Often Investors are confused as to how should one analyze a Mutual Fund. Below are key metrics for reviewing a mutual fund and deciding if it is the right choice for your portfolio.
- Alpha – Alpha is the measure of a portfolio’s return versus a specific benchmark, adjusted for risk. An investment with alpha greater than zero has provided more return for the given amount of risk assumed. A negative alpha – less than zero – indicates security that has underperformed the benchmark.
- Beta – Beta is the measure of an investment’s volatility to another market index. If beta is 1.0, the investment moves in sync with the S&P or experiences a measure of volatility similar to the S&P. If beta is positive, the investment moves more than the index; if negative, the investment is less volatile than the index.
- R- Squared Value – The R-squared value is a measurement of how reliable the beta number is. It varies between zero and 1.0, with zero being no reliability and 1.0 being perfect reliability.
- Standard Deviation – Standard Deviation compares an investment’s individual returns over a specific period relative to its average return over the same period. An investment with a standard deviation of 16.5 is more volatile than an investment with a standard deviation of 12.0.
- Sharpe Ratio – The Sharpe volatility ratio is a measure of a portfolio’s return versus a risk-free return.
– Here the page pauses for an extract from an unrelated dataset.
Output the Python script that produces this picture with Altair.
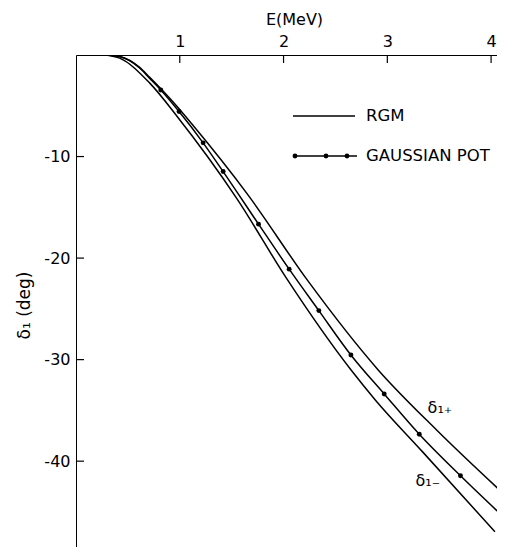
import altair as alt
import pandas as pd

# ---- data ----
E_ticks = [1, 2, 3, 4]
D_ticks = [-10, -20, -30, -40]

# Gaussian potential curve (line) and its marker points
E_gauss_start = [0.29, 0.42, 0.61, 0.71]
D_gauss_start = [0.0, -0.15, -1.25, -2.3]
E_dots = [0.817, 0.993, 1.225, 1.418, 1.759, 2.054, 2.340, 2.649, 2.970, 3.308, 3.705, 4.100]
D_dots = [-3.45, -5.57, -8.65, -11.48, -16.66, -21.09, -25.17, -29.54, -33.38, -37.35, -41.44, -45.30]

# RGM delta_1+ (upper curve)
E_plus = [0.29, 0.42, 0.61, 0.71, 0.968, 1.113, 1.659, 2.228, 2.912, 3.475, 4.13]
D_plus = [0.0, -0.15, -1.2, -2.2, -5.0, -6.75, -13.8, -22.15, -31.01, -36.93, -43.3]

# RGM delta_1- (lower curve)
E_minus = [0.29, 0.421, 0.711, 0.971, 1.274, 1.547, 2.029, 2.649, 2.884, 3.338, 4.037]
D_minus = [0.0, -0.31, -2.77, -6.0, -10.1, -14.1, -22.0, -31.0, -33.97, -39.06, -46.95]

labels_txt = ["δ₁₊", "δ₁₋"]
labels_E = [3.507, 3.391]
labels_D = [-34.76, -41.95]

W, H = 429, 500
FONT = "DejaVu Sans"

curves = pd.DataFrame(
    [{"E": e, "d": d, "s": "plus", "o": i} for i, (e, d) in enumerate(zip(E_plus, D_plus))]
    + [{"E": e, "d": d, "s": "minus", "o": i} for i, (e, d) in enumerate(zip(E_minus, D_minus))]
    + [{"E": e, "d": d, "s": "gauss", "o": i}
       for i, (e, d) in enumerate(zip(E_gauss_start + E_dots, D_gauss_start + D_dots))]
)
dots = pd.DataFrame({"E": E_dots, "d": D_dots})
lab = pd.DataFrame({"E": labels_E, "d": labels_D, "t": labels_txt})
etk = pd.DataFrame({"E": E_ticks})
dtk = pd.DataFrame({"d": D_ticks})

xs = alt.Scale(domain=[0, 4.134], nice=False, zero=False)
ys = alt.Scale(domain=[-49.24, 0], nice=False, zero=False)

X = alt.X("E:Q", scale=xs, axis=alt.Axis(
    orient="top", values=E_ticks, ticks=False, grid=False, title="E(MeV)",
    labelFontSize=16, labelPadding=6, titleFontSize=16, titleFontWeight="normal",
    titlePadding=6, titleX=218, labelFont=FONT, titleFont=FONT, domainColor="black",
    labelColor="black", titleColor="black", format="d"))
Y = alt.Y("d:Q", scale=ys, axis=alt.Axis(
    orient="left", values=D_ticks, ticks=False, grid=False, title="δ₁ (deg)",
    labelFontSize=16, labelPadding=6, titleFontSize=17, titleFontWeight="normal",
    titlePadding=10, labelFont=FONT, titleFont=FONT, domainColor="black",
    labelColor="black", titleColor="black",
    labelExpr="'-' + format(-datum.value, 'd')"))

lines = alt.Chart(curves).mark_line(
    color="black", strokeWidth=1.5, interpolate="monotone", clip=True
).encode(x=X, y=Y, detail="s:N", order="o:Q")

pts = alt.Chart(dots).mark_circle(color="black", size=24, opacity=1).encode(x=X, y=Y)

txt = alt.Chart(lab).mark_text(font=FONT, fontSize=16, color="black").encode(
    x=X, y=Y, text="t:N")

tick_l = alt.Chart(dtk).mark_rule(color="black", strokeWidth=1.2).encode(
    y=Y, x=alt.value(0), x2=alt.value(8))
tick_r = alt.Chart(dtk).mark_rule(color="black", strokeWidth=1.2).encode(
    y=Y, x=alt.value(W - 7), x2=alt.value(W))
tick_t = alt.Chart(etk).mark_rule(color="black", strokeWidth=1.2).encode(
    x=X, y=alt.value(0), y2=alt.value(8))
tick_b = alt.Chart(etk).mark_rule(color="black", strokeWidth=1.2).encode(
    x=X, y=alt.value(H - 7), y2=alt.value(H))

# manual legend
one = pd.DataFrame({"k": [0]})
leg_rgm = alt.Chart(one).mark_rule(color="black", strokeWidth=1.5).encode(
    x=alt.value(217), x2=alt.value(279), y=alt.value(61))
leg_g = alt.Chart(one).mark_rule(color="black", strokeWidth=1.5).encode(
    x=alt.value(218), x2=alt.value(281), y=alt.value(101))
leg_dots = alt.Chart(pd.DataFrame({"px": [219, 250, 271]})).mark_circle(
    color="black", size=24, opacity=1).encode(
    x=alt.X("px:Q", scale=None), y=alt.value(101))
leg_t1 = alt.Chart(one).mark_text(font=FONT, fontSize=16.5, color="black", align="left",
                                  baseline="middle", text="RGM").encode(
    x=alt.value(290), y=alt.value(61))
leg_t2 = alt.Chart(one).mark_text(font=FONT, fontSize=16.5, color="black", align="left",
                                  baseline="middle", text="GAUSSIAN POT").encode(
    x=alt.value(290), y=alt.value(101))

chart = alt.layer(
    lines, pts, txt, tick_l, tick_r, tick_t, tick_b,
    leg_rgm, leg_g, leg_dots, leg_t1, leg_t2
).properties(
    width=W, height=H,
    autosize=alt.AutoSizeParams(type="none"),
    padding={"left": 68, "top": 47, "right": -8, "bottom": -8},
).configure_view(stroke=None).configure(background="white")

chart.save("out.html", embed_options={"renderer": "svg", "actions": False})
A ratio of 1.0 indicates that the return was what should be expected for the risk taken, a ratio greater than 1.0 is an indication that the rate was better than expected, and less than 1.0 is an indication that the return did not justify the risk taken.
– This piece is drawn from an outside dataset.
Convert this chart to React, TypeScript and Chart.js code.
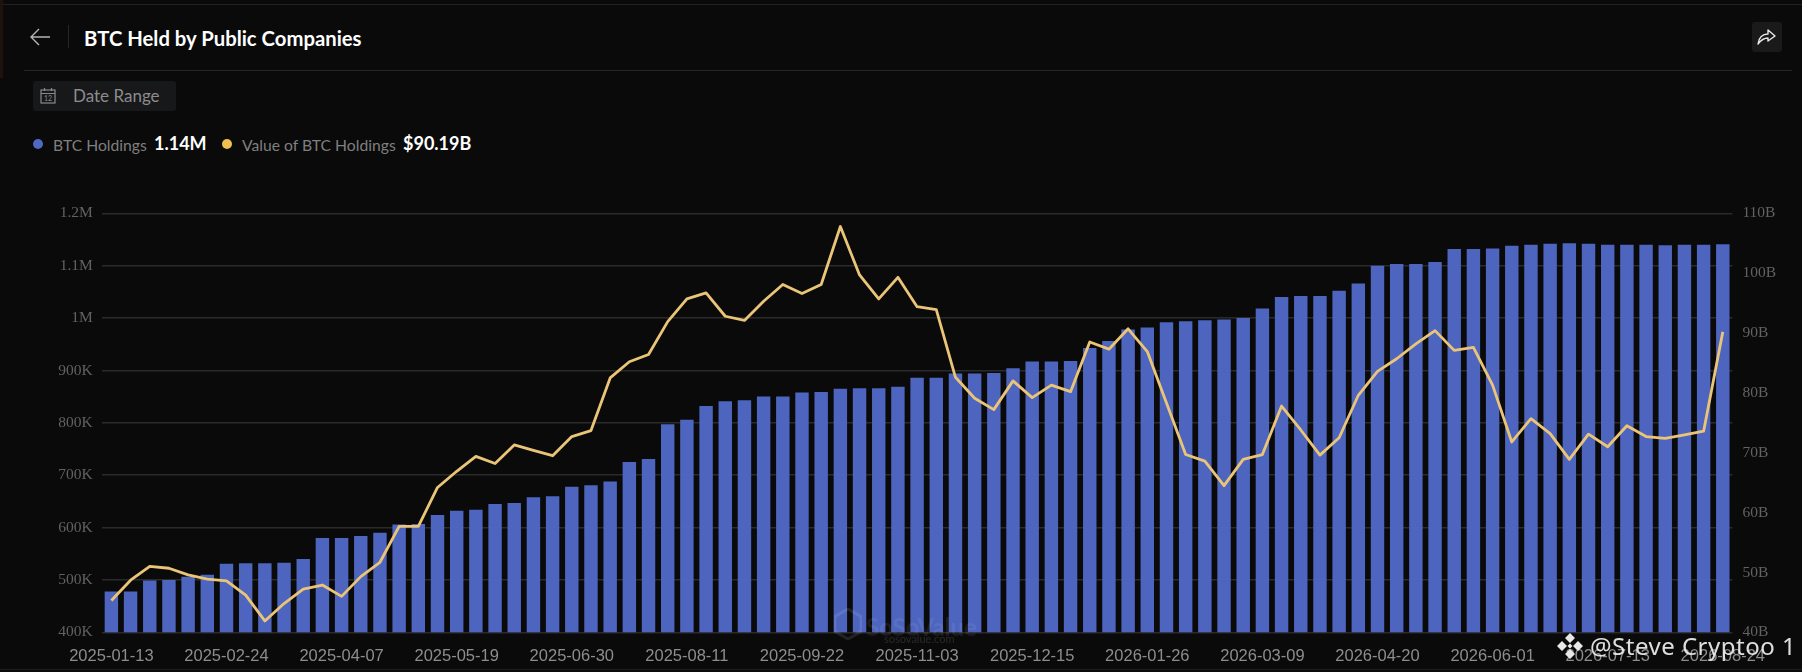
import React, { useEffect, useRef } from "react";
import { Chart, registerables } from "chart.js";

Chart.register(...registerables);

const dates = [
  "2025-01-13","2025-01-20","2025-01-27","2025-02-03","2025-02-10","2025-02-17","2025-02-24",
  "2025-03-03","2025-03-10","2025-03-17","2025-03-24","2025-03-31","2025-04-07","2025-04-14",
  "2025-04-21","2025-04-28","2025-05-05","2025-05-12","2025-05-19","2025-05-26","2025-06-02",
  "2025-06-09","2025-06-16","2025-06-23","2025-06-30","2025-07-07","2025-07-14","2025-07-21",
  "2025-07-28","2025-08-04","2025-08-11","2025-08-18","2025-08-25","2025-09-01","2025-09-08",
  "2025-09-15","2025-09-22","2025-09-29","2025-10-06","2025-10-13","2025-10-20","2025-10-27",
  "2025-11-03","2025-11-10","2025-11-17","2025-11-24","2025-12-01","2025-12-08","2025-12-15",
  "2025-12-22","2025-12-29","2026-01-05","2026-01-12","2026-01-19","2026-01-26","2026-02-02",
  "2026-02-09","2026-02-16","2026-02-23","2026-03-02","2026-03-09","2026-03-16","2026-03-23",
  "2026-03-30","2026-04-06","2026-04-13","2026-04-20","2026-04-27","2026-05-04","2026-05-11",
  "2026-05-18","2026-05-25","2026-06-01","2026-06-08","2026-06-15","2026-06-22","2026-06-29",
  "2026-07-06","2026-07-13","2026-07-20","2026-07-27","2026-08-03","2026-08-10","2026-08-17",
  "2026-08-24",
];

// BTC held, in thousands of BTC
const btcHoldings = [
  478,478,499,500,506,510,531,532,532,533,540,580,580,584,590,606,607,624,632,634,645,647,658,660,678,681,
  688,725,731,797,806,832,841,843,850,850,858,859,865,866,866,869,886,886,894,894,895,904,917,917,918,943,
  956,978,982,992,994,996,997,1000,1018,1040,1042,1042,1052,1066,1100,1103,1103,1107,1132,1132,1133,1138,
  1140,1142,1143,1142,1140,1140,1140,1139,1140,1140,1141,
];

// Value of the holdings, in billions of USD
const holdingsValue = [
  45.3,48.7,51.0,50.7,49.6,48.9,48.6,46.2,41.9,44.8,47.2,47.9,46.0,49.3,51.7,57.7,57.7,64.2,66.9,69.4,68.2,
  71.3,70.4,69.5,72.7,73.7,82.5,85.2,86.4,91.9,95.7,96.7,92.8,92.1,95.3,98.1,96.6,98.1,107.8,99.7,95.7,99.3,
  94.4,93.9,82.6,79.1,77.2,82.0,79.2,81.3,80.2,88.5,87.3,90.7,86.9,78.3,69.7,68.6,64.5,68.9,69.7,77.8,73.8,
  69.6,72.5,79.6,83.6,85.7,88.2,90.4,87.1,87.6,81.3,71.8,75.7,73.2,68.9,73.1,71.0,74.5,72.7,72.4,73.0,73.6,90.19,
];

const formatHoldings = (v: number) => (v >= 1000 ? `${v / 1000}M` : `${v}K`);
const formatValue = (v: number) => `${v}B`;

const LATO = "Lato, 'Noto Sans', sans-serif";

function Dot({ x, color }: { x: number; color: string }) {
  return (
    <div
      style={{
        position: "absolute", left: x - 5, top: 139, width: 10, height: 10,
        borderRadius: "50%", background: color,
      }}
    />
  );
}

function Label(props: { x: number; y: number; size: number; color: string; bold?: boolean; children: React.ReactNode }) {
  const { x, y, size, color, bold, children } = props;
  return (
    <div
      style={{
        position: "absolute", left: x, top: y, transform: "translateY(-50%)", fontFamily: LATO,
        fontSize: size, color, fontWeight: bold ? 700 : 400, whiteSpace: "nowrap", lineHeight: 1.2,
      }}
    >
      {children}
    </div>
  );
}

export default function App() {
  const ref = useRef<HTMLCanvasElement | null>(null);

  useEffect(() => {
    document.body.style.margin = "0";
    document.body.style.background = "#0a0a0b";
    const chart = new Chart(ref.current as HTMLCanvasElement, {
      type: "bar",
      data: {
        labels: dates,
        datasets: [
          {
            type: "bar",
            label: "BTC Holdings",
            data: btcHoldings,
            yAxisID: "y",
            backgroundColor: "rgba(79,104,196,0.97)",
            categoryPercentage: 0.7,
            barPercentage: 1,
            order: 2,
          },
          {
            type: "line",
            label: "Value of BTC Holdings",
            data: holdingsValue,
            yAxisID: "y1",
            borderColor: "#ebc577",
            borderWidth: 2.8,
            pointRadius: 0,
            tension: 0,
            borderJoinStyle: "round",
            order: 1,
          },
        ],
      } as any,
      options: {
        animation: false,
        responsive: false,
        maintainAspectRatio: false,
        layout: { padding: { top: 213.3, left: 0, right: 0, bottom: 0 } },
        plugins: { legend: { display: false }, tooltip: { enabled: false } },
        scales: {
          x: {
            offset: true,
            border: { display: false },
            grid: { display: false },
            afterFit: (s: any) => { s.height = 39.7; },
            ticks: {
              autoSkip: false,
              maxRotation: 0,
              minRotation: 0,
              padding: 6,
              color: "#8d8d8d",
              font: { family: "'Liberation Sans', Arial, sans-serif", size: 16.5 },
              callback: (_v: any, i: number) => (i % 6 === 0 ? dates[i] : ""),
            },
          },
          y: {
            position: "left",
            min: 400,
            max: 1200,
            border: { display: false },
            afterFit: (s: any) => { s.width = 101.8; },
            grid: { color: "#2a2a2a", lineWidth: 1.4, drawTicks: false },
            ticks: {
              stepSize: 100,
              padding: 9,
              color: "#626262",
              font: { family: "'Liberation Serif', serif", size: 15.5 },
              callback: (v: any) => formatHoldings(Number(v)),
            },
          },
          y1: {
            position: "right",
            min: 40,
            max: 110,
            border: { display: false },
            afterFit: (s: any) => { s.width = 69.6; },
            grid: { display: false, drawTicks: false },
            ticks: {
              stepSize: 10,
              padding: 10,
              color: "#626262",
              font: { family: "'Liberation Serif', serif", size: 15.5 },
              callback: (v: any) => formatValue(Number(v)),
            },
          },
        },
      },
    } as any);
    return () => chart.destroy();
  }, []);

  return (
    <div
      style={{
        position: "absolute", left: 0, top: 0, width: 1802, height: 672,
        background: "#0a0a0b", overflow: "hidden",
      }}
    >
      {/* frame lines */}
      <div style={{ position: "absolute", left: 0, top: 4, width: 1802, height: 1, background: "#222" }} />
      <div style={{ position: "absolute", left: 0, top: 0, width: 3, height: 78, background: "#1f120c" }} />
      <div style={{ position: "absolute", left: 0, top: 669, width: 1802, height: 1, background: "#1d1d1d" }} />
      <div style={{ position: "absolute", left: 24, top: 70, width: 1768, height: 1, background: "#262626" }} />

      {/* header */}
      <svg style={{ position: "absolute", left: 30, top: 27 }} width="22" height="20" viewBox="0 0 22 20" fill="none">
        <path d="M1 10 H20 M9 2 L1 10 L9 18" stroke="#b5b5b5" strokeWidth="1.4" />
      </svg>
      <div style={{ position: "absolute", left: 68, top: 25, width: 1, height: 23, background: "#262626" }} />
      <Label x={84} y={37.5} size={20.3} color="#ffffff" bold>BTC Held by Public Companies</Label>

      <div style={{ position: "absolute", left: 1752, top: 22, width: 30, height: 30, borderRadius: 3, background: "#1a1a1b" }} />
      <svg style={{ position: "absolute", left: 1757, top: 28 }} width="20" height="18" viewBox="0 0 20 18" fill="none">
        <path d="M1 16 C2 9 6 6 11 6 V2 L18 8 L11 13 V10 C7 10 4 12 1 16 Z" stroke="#e8e8e8" strokeWidth="1.4" strokeLinejoin="round" />
      </svg>

      {/* date range button */}
      <div style={{ position: "absolute", left: 33, top: 81, width: 143, height: 30, borderRadius: 3, background: "#17181a" }} />
      <svg style={{ position: "absolute", left: 40, top: 87 }} width="17" height="18" viewBox="0 0 17 18" fill="none">
        <rect x="1" y="3" width="14" height="13" stroke="#8a8a8a" strokeWidth="1.2" />
        <path d="M1 6.5 H15 M4.5 1 V4 M11.5 1 V4" stroke="#8a8a8a" strokeWidth="1.2" />
        <text x="8" y="14" textAnchor="middle" fontSize="7" fill="#8a8a8a" fontFamily="Lato, sans-serif">12</text>
      </svg>
      <Label x={73} y={96} size={17} color="#8c8c8c">Date Range</Label>

      {/* legend */}
      <Dot x={38} color="#4f68c4" />
      <Label x={53} y={144.5} size={15.7} color="#7f7f7f">BTC Holdings</Label>
      <Label x={154} y={144} size={18} color="#ffffff" bold>1.14M</Label>
      <Dot x={226.5} color="#eec04f" />
      <Label x={242} y={144.5} size={15.7} color="#7f7f7f">Value of BTC Holdings</Label>
      <Label x={403} y={144} size={18} color="#ffffff" bold>$90.19B</Label>

      <canvas ref={ref} width={1802} height={672} style={{ position: "absolute", left: 0, top: 0, width: 1802, height: 672 }} />

      {/* faint site watermark */}
      <svg style={{ position: "absolute", left: 834, top: 608, opacity: 0.1 }} width="28" height="32" viewBox="0 0 28 32" fill="none">
        <path d="M14 1 L27 8.5 V23.5 L14 31 L1 23.5 V8.5 Z" stroke="#ffffff" strokeWidth="3" />
      </svg>
      <div style={{ position: "absolute", left: 866, top: 612, fontFamily: LATO, fontSize: 24, fontWeight: 700, color: "rgba(255,255,255,0.07)", whiteSpace: "nowrap" }}>SoSoValue</div>
      <div style={{ position: "absolute", left: 884, top: 632, fontFamily: LATO, fontSize: 11, color: "rgba(255,255,255,0.12)", whiteSpace: "nowrap" }}>sosovalue.com</div>

      {/* repost watermark */}
      <svg style={{ position: "absolute", left: 1556, top: 632 }} width="28" height="28" viewBox="0 0 28 28" fill="#e8e8e8">
        <path d="M14 1 L19 6 L14 11 L9 6 Z M14 17 L19 22 L14 27 L9 22 Z M6 9 L11 14 L6 19 L1 14 Z M22 9 L27 14 L22 19 L17 14 Z M14 11.5 L16.5 14 L14 16.5 L11.5 14 Z" />
      </svg>
      <div style={{ position: "absolute", left: 1590, top: 629, fontFamily: "'Noto Sans', sans-serif", fontSize: 24, letterSpacing: 0.5, color: "rgba(240,240,240,0.92)", whiteSpace: "nowrap", lineHeight: "34px" }}>
        @Steve Cryptoo 1
      </div>
    </div>
  );
}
- Independent Ratings – Companies like Value Research, Crisil and Moody’s come up with their own rating after rigorous analysis of portfolio trends. Many investors follow this to choose their right buy.
Top Tax Saving ELSS Mutual Funds for 2020
Equity Linked Savings Schemes are equity diversified Mutual Funds that majorly invest in equity-linked instruments to provide market-linked returns. These offer tax benefits under Section 80C of the Income Tax Act & have lock-in of 3 Years on investments.
- Axis Long Term Equity Fund – The scheme aims for long term capital growth from a diversified portfolio of equity-related securities. This mutual fund has given 12.4% trailing returns in the last 5 years and 18.6% trailing returns in the last 3 years. Crisil ranks it as Rank-1 and Value Research as 5 Star.
- Tata India Tax Savings Fund – Investments in equity would be at least 80% of the corpus, while allocation to debt and money market instruments can go up to 20%. This mutual fund has given 13.1% trailing returns in the last 5 years and 15.5% trailing returns in the last 3 years. Crisil ranks it as Rank-3 and Value Research as 5 Star.
- Mirae Asset Tax Saver Fund – This fund has 98.9% investment in Indian stocks of which 58.27% is in large-cap stocks, 21.52% is in mid-cap stocks, 9.1% in small-cap stocks. This mutual fund has given 19.3% trailing returns in the last 3 years and 18.1% trailing returns in the last year.
- Invesco India Tax Plan – It intends to invest across market capitalization sectors utilizing a bottom-up approach. It will aim to have concentrated well-researched portfolio, which would be around 20 – 50 stocks. This mutual fund has given 11.8% trailing returns in the last 5 years and 14.8% trailing returns in the last 3 years. Crisil ranks it as Rank-2 and Value Research as 4 Star.
- Aditya Birla Sun Life Tax Relief 96 – It was converted to an open-ended scheme with effect from July 1999. A combination of top-down & bottom-up approach will be followed in the stock selection process. This mutual fund has given 11% trailing returns in the last 5 years and 13.5% trailing returns in the last 3 years. Crisil ranks it as Rank-3 and Value Research as 4 Star.
Mutual Funds Sahi Hai!!
Mutual Funds is a wide ocean in the investment world and only when you dive into it will you understand the terminologies as well as the benefits associated with them. This article serves to provide you with all the basic information required to get started with investing in the upcoming year. Wishing you all a Happy New Year and hope 2020 turns out a year of financial well-being for you all.